Setor produtivo e fiscais fazem críticas à reforma
tributária
Críticas à proposta de reforma tributária do
governo federal que tramita no Congresso foram novamente ouvidas
pelos deputados que integram a Comissão Especial da Reforma
Tributária da Assembléia Legislativa de Minas Gerais, na terceira
reunião com convidados, nesta quarta-feira (14/5/08). Representantes
do setor sucro-alcooleiro e dos fiscais de tributos consideraram a
proposta um remendo, sem mudança substancial do modelo tributário em
vigor. O Executivo estadual classificou como ofensa ao pacto
federativo o fato de as assembléias não poderem mais legislar sobre
o ICMS. Já a Fiemg, federação das indústrias, demonstrou preocupação
com a chamada "tributação por dentro", mas avaliou o momento atual
como ideal para uma reforma inteligente.
A reunião que ouviu sete pessoas foi solicitada
pelos deputados Antônio Júlio (PMDB), relator; Zé Maia (PSDB) e
Lafayette de Andrada (PSDB). Antônio Júlio e Andrada solicitaram que
os convidados encaminhem depois, com detalhes, suas sugestões à
Proposta de Emenda Constitucional (PEC) 233/08, do presidente Lula -
anexada à PEC 31/07, do deputado Virgílio Guimarães, já ouvido pela
comissão. De acordo com o presidente da comissão especial da ALMG,
deputado Sebastião Helvécio (PDT), a meta é agilizar os trabalhos
para apresentar, até junho, o relatório final à comissão especial
que analisa o tema no Congresso. Caso não haja tempo de encaminhar o
relatório final, as propostas serão levadas a Brasília
antecipadamente.
O deputado Sebastião Helvécio pediu sugestões
concretas para conceituar a não cumulatividade dos impostos. "Esta é
a maior dificuldade jurídica na apreciação do ICMS", destacou,
lembrando que a falta de definição acaba levando conflitos para a
Justiça. O contencioso hoje seria de R$ 28 bilhões. O coordenador de
Política Tributária da Secretaria de Estado de Fazenda (SEF),
Ricardo Luiz Oliveira de Souza, avalia que a não cumulatividade do
ICMS é o ponto nevrálgico da PEC. Ou seja: definir o que gera ou não
crédito referente à operação anterior em relação ao que poderá ser
deduzido da operação subseqüente na venda de produtos e serviços.

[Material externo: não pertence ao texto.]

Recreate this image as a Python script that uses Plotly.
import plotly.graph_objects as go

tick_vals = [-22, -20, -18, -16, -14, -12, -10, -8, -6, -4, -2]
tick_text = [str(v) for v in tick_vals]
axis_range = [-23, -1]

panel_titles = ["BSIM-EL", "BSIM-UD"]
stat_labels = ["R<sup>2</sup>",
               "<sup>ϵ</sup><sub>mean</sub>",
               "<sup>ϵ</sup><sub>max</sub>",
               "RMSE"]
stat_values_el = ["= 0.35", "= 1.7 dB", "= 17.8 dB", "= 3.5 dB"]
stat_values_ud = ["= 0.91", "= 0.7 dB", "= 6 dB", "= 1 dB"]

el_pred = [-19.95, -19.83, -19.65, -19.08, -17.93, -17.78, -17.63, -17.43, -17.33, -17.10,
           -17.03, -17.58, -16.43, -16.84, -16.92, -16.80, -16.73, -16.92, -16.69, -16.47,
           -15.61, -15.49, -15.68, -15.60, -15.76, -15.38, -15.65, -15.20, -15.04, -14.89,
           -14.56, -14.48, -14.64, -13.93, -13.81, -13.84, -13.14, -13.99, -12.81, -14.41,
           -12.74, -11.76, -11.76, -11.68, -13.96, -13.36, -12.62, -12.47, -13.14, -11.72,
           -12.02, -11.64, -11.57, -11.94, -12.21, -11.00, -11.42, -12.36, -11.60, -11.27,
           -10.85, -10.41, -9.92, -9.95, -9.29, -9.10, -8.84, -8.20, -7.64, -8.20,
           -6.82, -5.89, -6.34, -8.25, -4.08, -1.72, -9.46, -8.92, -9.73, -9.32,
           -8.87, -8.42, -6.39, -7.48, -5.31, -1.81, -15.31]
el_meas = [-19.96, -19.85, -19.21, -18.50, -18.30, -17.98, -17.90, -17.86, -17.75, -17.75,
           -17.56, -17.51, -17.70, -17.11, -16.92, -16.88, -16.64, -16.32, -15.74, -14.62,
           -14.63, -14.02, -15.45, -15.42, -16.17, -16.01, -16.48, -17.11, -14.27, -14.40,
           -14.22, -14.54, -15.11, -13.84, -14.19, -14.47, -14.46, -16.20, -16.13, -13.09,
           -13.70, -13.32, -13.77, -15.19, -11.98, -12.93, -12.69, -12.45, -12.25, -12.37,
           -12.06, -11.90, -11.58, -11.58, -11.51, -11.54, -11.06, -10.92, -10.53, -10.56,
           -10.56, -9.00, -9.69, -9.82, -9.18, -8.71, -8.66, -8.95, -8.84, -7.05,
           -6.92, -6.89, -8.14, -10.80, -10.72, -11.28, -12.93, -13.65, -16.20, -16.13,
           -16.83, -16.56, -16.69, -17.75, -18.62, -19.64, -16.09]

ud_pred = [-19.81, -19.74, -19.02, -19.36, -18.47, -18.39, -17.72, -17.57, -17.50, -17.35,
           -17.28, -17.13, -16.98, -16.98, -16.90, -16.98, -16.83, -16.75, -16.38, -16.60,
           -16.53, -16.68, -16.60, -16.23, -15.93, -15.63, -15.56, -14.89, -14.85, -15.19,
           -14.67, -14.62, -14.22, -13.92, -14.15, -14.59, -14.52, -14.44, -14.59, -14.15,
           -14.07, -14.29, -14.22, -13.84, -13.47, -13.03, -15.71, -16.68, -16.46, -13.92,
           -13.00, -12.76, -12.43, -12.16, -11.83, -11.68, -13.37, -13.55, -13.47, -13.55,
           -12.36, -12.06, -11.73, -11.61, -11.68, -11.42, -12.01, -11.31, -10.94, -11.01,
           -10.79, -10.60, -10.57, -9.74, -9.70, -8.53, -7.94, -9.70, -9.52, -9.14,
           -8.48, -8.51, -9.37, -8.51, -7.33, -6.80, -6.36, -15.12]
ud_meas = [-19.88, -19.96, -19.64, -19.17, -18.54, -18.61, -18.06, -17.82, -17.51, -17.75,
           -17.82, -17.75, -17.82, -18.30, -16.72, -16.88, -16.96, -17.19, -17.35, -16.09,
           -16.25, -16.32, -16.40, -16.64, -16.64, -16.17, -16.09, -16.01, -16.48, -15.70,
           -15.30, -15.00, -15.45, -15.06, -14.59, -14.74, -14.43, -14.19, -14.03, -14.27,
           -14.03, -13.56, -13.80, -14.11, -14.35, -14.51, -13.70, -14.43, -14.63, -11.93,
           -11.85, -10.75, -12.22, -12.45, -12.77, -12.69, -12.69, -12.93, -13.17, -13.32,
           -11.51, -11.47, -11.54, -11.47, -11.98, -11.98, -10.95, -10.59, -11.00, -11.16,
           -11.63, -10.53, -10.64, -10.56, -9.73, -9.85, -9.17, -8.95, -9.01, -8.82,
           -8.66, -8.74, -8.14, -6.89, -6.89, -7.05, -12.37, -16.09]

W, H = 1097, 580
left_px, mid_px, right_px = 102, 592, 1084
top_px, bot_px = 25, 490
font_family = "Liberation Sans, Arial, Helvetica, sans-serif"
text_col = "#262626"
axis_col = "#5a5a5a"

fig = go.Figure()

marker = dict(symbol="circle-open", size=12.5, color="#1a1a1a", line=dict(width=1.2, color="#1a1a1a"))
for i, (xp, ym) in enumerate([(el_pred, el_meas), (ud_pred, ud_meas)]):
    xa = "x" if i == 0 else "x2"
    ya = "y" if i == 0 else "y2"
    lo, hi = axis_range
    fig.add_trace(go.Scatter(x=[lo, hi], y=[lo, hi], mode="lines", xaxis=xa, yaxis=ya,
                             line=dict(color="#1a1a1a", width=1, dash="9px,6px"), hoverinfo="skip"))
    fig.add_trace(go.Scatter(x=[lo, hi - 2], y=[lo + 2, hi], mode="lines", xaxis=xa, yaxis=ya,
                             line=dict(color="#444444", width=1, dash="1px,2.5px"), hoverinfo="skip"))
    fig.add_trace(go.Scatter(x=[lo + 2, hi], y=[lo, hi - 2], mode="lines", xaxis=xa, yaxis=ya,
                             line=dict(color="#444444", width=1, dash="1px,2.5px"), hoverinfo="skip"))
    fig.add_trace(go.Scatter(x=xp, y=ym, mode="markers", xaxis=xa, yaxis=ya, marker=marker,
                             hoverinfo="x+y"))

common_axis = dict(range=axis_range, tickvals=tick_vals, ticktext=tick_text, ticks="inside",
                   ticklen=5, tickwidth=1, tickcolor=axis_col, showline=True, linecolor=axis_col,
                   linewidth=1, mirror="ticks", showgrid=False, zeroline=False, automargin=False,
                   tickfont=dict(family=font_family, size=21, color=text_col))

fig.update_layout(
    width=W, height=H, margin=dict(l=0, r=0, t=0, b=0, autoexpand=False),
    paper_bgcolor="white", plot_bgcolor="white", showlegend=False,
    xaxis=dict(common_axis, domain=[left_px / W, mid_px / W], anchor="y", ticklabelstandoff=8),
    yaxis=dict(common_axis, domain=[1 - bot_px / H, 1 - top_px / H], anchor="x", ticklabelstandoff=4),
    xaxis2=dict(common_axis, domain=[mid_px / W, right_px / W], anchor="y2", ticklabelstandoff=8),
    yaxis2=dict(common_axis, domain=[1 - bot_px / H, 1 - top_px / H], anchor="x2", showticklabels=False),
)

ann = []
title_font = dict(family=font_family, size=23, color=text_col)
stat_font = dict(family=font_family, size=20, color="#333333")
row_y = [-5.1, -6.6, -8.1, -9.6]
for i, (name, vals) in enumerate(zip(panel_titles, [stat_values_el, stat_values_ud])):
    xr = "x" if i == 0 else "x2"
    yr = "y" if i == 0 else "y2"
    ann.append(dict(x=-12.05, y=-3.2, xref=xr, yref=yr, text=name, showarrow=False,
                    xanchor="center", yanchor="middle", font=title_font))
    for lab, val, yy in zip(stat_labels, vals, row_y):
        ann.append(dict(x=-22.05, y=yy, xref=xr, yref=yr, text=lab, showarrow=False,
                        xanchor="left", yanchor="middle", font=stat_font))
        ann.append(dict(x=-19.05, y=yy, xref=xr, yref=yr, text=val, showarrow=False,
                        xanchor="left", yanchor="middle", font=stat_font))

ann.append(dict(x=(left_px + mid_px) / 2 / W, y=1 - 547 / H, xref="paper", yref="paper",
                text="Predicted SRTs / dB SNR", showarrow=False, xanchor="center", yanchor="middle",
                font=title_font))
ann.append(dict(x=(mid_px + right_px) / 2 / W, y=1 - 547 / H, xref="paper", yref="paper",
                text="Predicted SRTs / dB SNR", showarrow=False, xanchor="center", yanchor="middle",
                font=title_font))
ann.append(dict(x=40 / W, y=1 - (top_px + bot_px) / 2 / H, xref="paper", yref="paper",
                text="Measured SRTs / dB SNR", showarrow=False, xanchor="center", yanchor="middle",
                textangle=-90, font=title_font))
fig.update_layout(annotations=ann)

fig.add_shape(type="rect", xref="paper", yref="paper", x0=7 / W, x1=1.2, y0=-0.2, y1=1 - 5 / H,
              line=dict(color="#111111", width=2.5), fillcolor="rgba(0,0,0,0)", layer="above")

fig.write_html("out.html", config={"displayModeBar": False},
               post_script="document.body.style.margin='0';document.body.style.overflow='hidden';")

Ele sugeriu que sejam admitidos como créditos apenas os produtos e
serviços que têm alguma relação intrínseca, ainda que indireta, com
o processo produtivo ou comercial da empresa.

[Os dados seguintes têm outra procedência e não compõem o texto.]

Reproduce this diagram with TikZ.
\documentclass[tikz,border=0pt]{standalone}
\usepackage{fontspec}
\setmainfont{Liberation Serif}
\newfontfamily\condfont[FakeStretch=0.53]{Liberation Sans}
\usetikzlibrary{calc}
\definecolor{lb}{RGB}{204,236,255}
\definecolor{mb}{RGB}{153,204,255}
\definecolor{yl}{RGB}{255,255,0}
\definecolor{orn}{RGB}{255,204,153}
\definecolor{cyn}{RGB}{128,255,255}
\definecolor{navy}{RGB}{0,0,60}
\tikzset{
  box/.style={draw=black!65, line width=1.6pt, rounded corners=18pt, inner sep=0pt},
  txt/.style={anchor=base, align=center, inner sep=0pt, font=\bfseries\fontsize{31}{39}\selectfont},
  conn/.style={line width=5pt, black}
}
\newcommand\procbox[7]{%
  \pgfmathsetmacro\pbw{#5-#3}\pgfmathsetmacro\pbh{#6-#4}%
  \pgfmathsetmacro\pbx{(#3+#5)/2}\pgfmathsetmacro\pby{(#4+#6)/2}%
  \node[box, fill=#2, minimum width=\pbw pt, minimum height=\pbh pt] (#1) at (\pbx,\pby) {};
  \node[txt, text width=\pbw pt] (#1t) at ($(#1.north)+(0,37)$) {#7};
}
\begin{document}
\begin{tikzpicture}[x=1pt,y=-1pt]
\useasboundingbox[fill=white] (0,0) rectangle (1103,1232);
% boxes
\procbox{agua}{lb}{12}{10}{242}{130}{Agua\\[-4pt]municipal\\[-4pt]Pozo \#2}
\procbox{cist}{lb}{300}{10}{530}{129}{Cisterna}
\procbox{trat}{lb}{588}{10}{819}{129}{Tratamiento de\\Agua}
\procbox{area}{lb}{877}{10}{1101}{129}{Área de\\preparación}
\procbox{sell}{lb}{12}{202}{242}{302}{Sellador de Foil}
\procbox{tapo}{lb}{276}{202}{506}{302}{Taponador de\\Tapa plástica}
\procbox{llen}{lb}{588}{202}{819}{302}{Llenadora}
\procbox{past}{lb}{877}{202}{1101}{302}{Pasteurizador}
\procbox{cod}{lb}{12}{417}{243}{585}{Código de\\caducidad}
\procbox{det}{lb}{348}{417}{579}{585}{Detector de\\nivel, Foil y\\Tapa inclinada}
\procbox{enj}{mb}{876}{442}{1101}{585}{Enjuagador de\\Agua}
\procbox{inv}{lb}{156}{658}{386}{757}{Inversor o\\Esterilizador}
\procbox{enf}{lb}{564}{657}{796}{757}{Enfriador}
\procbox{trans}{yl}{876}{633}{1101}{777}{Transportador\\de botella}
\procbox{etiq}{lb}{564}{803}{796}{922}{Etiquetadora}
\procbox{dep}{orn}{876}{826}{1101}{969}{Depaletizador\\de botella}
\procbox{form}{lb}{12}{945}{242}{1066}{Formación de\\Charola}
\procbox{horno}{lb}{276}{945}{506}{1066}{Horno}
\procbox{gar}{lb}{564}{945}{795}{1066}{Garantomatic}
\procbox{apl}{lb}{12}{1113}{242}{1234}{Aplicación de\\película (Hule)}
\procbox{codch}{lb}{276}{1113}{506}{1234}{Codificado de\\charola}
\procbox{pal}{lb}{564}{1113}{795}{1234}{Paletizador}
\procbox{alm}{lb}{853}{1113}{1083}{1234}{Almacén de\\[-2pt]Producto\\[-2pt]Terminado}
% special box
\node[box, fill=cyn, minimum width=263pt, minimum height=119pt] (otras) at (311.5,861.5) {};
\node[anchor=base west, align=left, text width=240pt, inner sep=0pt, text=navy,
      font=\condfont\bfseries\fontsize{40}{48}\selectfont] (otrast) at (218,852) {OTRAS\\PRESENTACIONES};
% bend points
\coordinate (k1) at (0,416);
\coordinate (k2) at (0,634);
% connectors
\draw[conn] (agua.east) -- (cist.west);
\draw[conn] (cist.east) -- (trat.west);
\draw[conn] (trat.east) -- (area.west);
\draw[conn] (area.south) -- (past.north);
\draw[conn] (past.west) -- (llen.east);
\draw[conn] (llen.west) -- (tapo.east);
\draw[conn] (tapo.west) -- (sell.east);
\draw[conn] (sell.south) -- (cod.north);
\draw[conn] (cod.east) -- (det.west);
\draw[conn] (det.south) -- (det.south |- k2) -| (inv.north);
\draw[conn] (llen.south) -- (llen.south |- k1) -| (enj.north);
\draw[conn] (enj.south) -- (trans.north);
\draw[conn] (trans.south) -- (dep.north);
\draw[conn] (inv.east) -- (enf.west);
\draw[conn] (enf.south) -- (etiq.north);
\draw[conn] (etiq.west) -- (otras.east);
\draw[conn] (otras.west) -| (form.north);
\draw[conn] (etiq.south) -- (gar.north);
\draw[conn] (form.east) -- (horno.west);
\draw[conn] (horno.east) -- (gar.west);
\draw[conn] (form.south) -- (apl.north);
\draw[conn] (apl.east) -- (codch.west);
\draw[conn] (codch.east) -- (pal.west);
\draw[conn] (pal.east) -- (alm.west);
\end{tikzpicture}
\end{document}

O deputado Antônio Júlio defendeu que a comissão
apresente ao final do trabalho propostas concretas de mudança. Para
ele, em Minas há "ganância para tributar e dificuldade para
arrecadar". Somando-se às palavras dos convidados, o deputado
Lafayette de Andrada destacou a importância da audiência desta
quarta, realizada para escutar "a voz de quem sofre o problema na
pele".
Fiemg destaca oportunidade; fiscais cobram justiça
tributária e distribuição de renda
O presidente do Conselho de Política Tributária da
Fiemg, Edvaldo Almada de Abreu, fez duras críticas ao sistema
tributário atual, classificando-o como anacrônico e complexo e
destacando que ele gera insegurança jurídica e afugenta
investimentos. Lembrou a elevação da carga tributária - que era de
20%, em 1988, e agora está em 38%. Encarando o momento atual como
ideal para instituir mudanças inteligentes no sistema, a Fiemg
defendeu a redução gradativa da carga, com crescimento da economia,
e a não tributação da exportação, conforme ocorre em outros países.

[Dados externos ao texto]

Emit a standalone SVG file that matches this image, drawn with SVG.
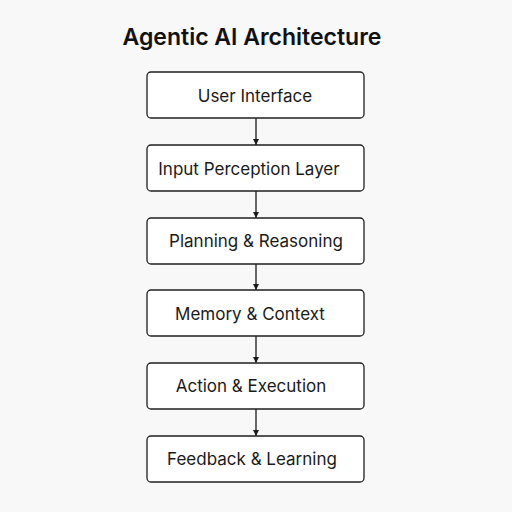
<svg xmlns="http://www.w3.org/2000/svg" width="512" height="512" viewBox="0 0 512 512">
<defs>
<marker id="ah" viewBox="0 0 10 10" refX="10" refY="5" markerWidth="6" markerHeight="6" orient="auto" markerUnits="userSpaceOnUse">
<path d="M0,0 L10,5 L0,10 z" fill="#1a1a1a"/>
</marker>
<style>
.box{fill:#ffffff;stroke:#1f1f1f;stroke-width:1.3}
.lbl{font-family:Inter,"Liberation Sans",sans-serif;font-size:17px;fill:#1a1a1a;text-anchor:middle}
.ttl{font-family:Inter,"Liberation Sans",sans-serif;font-size:23px;font-weight:600;fill:#111;text-anchor:middle}
.con{stroke:#1a1a1a;stroke-width:1.3;fill:none}
</style>
</defs>
<rect width="512" height="512" fill="#f8f8f8"/>
<text class="ttl" x="252" y="45">Agentic AI Architecture</text>
<g id="connectors">
<line class="con" x1="256" y1="118" x2="256" y2="145" marker-end="url(#ah)"/>
<line class="con" x1="256" y1="191" x2="256" y2="218" marker-end="url(#ah)"/>
<line class="con" x1="256" y1="264" x2="256" y2="290" marker-end="url(#ah)"/>
<line class="con" x1="256" y1="336" x2="256" y2="363" marker-end="url(#ah)"/>
<line class="con" x1="256" y1="409" x2="256" y2="436" marker-end="url(#ah)"/>
</g>
<g id="n1"><rect class="box" x="147" y="72" width="217" height="46" rx="4"/><text class="lbl" x="255" y="102">User Interface</text></g>
<g id="n2"><rect class="box" x="147" y="145" width="217" height="46" rx="4"/><text class="lbl" x="249" y="175">Input Perception Layer</text></g>
<g id="n3"><rect class="box" x="147" y="218" width="217" height="46" rx="4"/><text class="lbl" x="256" y="247">Planning &amp; Reasoning</text></g>
<g id="n4"><rect class="box" x="147" y="290" width="217" height="46" rx="4"/><text class="lbl" x="250" y="320">Memory &amp; Context</text></g>
<g id="n5"><rect class="box" x="147" y="363" width="217" height="46" rx="4"/><text class="lbl" x="251" y="392">Action &amp; Execution</text></g>
<g id="n6"><rect class="box" x="147" y="436" width="217" height="46" rx="4"/><text class="lbl" x="252" y="465">Feedback &amp; Learning</text></g>
</svg>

A entidade também quer a acumulação de créditos de ICMS de forma
ampla e imediata.
Abreu demonstrou preocupação quanto à inserção, na
Constituição Federal, da expressão "tributação por dentro", quando o
tributo incide sobre o próprio tributo. Ele classificou esse
mecanismo como "não transparente e não peculiar no mundo dos
negócios". Elogiou, por outro lado, a intenção do governo federal de
simplificar o sistema.
Os fiscais foram bastante duros nas críticas. Luiz
Sérgio Fonseca Soares, do Sindicato Nacional dos Auditores Fiscais
da Receita Federal (Unafisco Sindical), considerou a PEC 233/08 "um
remendo tributário", afirmando que ela não se preocupa com a justiça
fiscal e com a melhoria da distribuição de renda do País. Ele
reforçou a fala da Fiemg sobre a tributação por dentro, avaliando-a
como "mágica indesejável e de mau gosto", e também disse que não se
pode exportar tributos. O presidente do Sindicato dos Fiscais e
Agentes Fiscais de Tributos de Minas Gerais (Sindfisco), Matias
Bakir, emendou os questionamentos, enfatizando que a preocupação do
governo foi só com a arrecadação. Sugeriu que seja realizada
audiência pública para aprofundar os debates.
Sonegação - Os
representantes dos fiscais enfatizaram que é preciso combater a
sonegação e a corrupção, caso contrário qualquer proposta de reforma
tributária será letra morta. O Sindfisco defende que seja inserido
no texto da PEC um capítulo específico sobre administração
tributária, fortalecendo o aparato de controle, fiscalização e
vigilância, bem como imprimindo competência no combate ao crime
organizado. "Os agentes econômicos e a administração tributária
devem funcionar bem, senão a nova lei poderá ficar na prateleira",
enfatizou Bakir.
Luiz Sérgio Fonseca Soares também ressaltou que é
preciso um fisco eficiente. Nesse sentido, declarou-se preocupado
com o risco de politização do fisco, "colocando-o a serviço do
governante do dia". Ele denunciou a transferência de atribuições do
fiscal para gestores, ocupantes de cargos em comissão. A denúncia
foi reforçada por Bakir, do Sindfisco.
Setor sucro-alcooleiro e SEF também encaminham
sugestões
A comissão também ouviu dois representantes do
Sindicato das Indústrias de Álcool e Açúcar (Siamig/Sindaçúcar). O
superintendente, Luciano Rogério de Castro Martins, e o advogado
José Eustáquio Passarini de Resende apresentaram sugestões. Martins
enfatizou que a concorrência predatória prejudica o setor e defendeu
um tratamento semelhante ao dos outros estados para a alíquota de
ICMS sobre o álcool. Para a entidade, a alíquota deve ser igual ou
inferior à menor alíquota aplicada aos combustíveis fósseis. "É
preciso um tratamento diferente", reivindicou.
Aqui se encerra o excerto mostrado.